Cela fait 20 ans que Grégory est surveillant à Fleury Mérogis. Et il le sait, en détention, il faut être vigilant en permanence. "Ça peut plus ou moins dégénérer à tout moment. Après un mauvais parloir, un problème de cantine, la télé qui ne fonctionne pas… Tout est prétexte à allumer la mèche."
Mais ce n'est souvent pas la force qui permet de régler les situations critiques. "C’est l’humain. Il faut connaitre les détenus autant qu’on le peut, discuter avec eux. J’ai solutionner plus de problèmes avec des mots réconfortants. On fait ça tous les jours."
Il l'affirme, la peur est bien présente mais ne domine pas son quotidien. "Dans 99% des cas ça se passe bien. On ne se fait pas agresser tous les jours, il faut être honnête. Mais quand ça part, ça part très vite et très fort et c’est vrai que c’est de plus en plus difficile parce qu’on nous demande pas mal de choses." Il espère qu'avec la mobilisation actuelle, il pourra exercer son métier dans de meilleures conditions.
"70 000 détenus pour 60 000 places"
Pour Adeline Hazan, contrôleuse générale des lieux de privation de liberté et invitée de BFMTV vendredi soir, ce mouvement de blocage est sans surprise compte tenu de l'état dans lesquelles travaillent aujourd'hui les gardiens.
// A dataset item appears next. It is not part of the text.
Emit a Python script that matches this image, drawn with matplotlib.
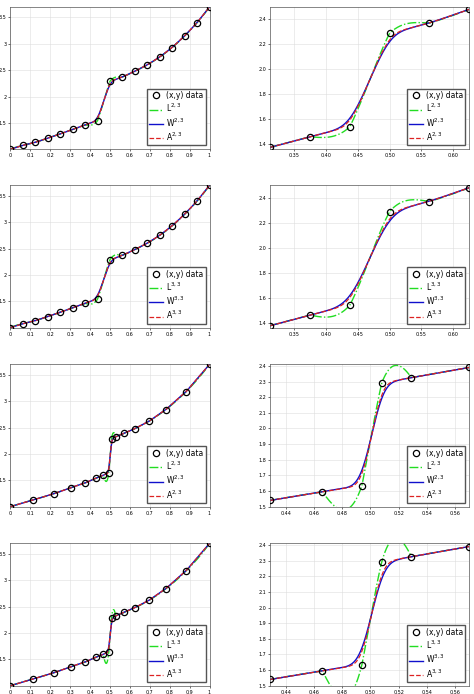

"Il y a tous les ingrédients pour qu’une crise aussi importante explose. Ça fait longtemps qu’on est nombreux à le dire. Moi je le dis de là où je suis. La surpopulation pénale, 70 000 détenus pour 60 000 places, le nombre de surveillants a baissé, la gestion difficile et complexe des détenus radicalisés. C’est un phénomène qui va monter en puissance avec des pouvoirs publics qui ne savent pas très bien quoi faire, il faut le reconnaître. Tous ces facteurs de tension, d’incompréhension, de surpopulation créent ce qui est en train de se passer."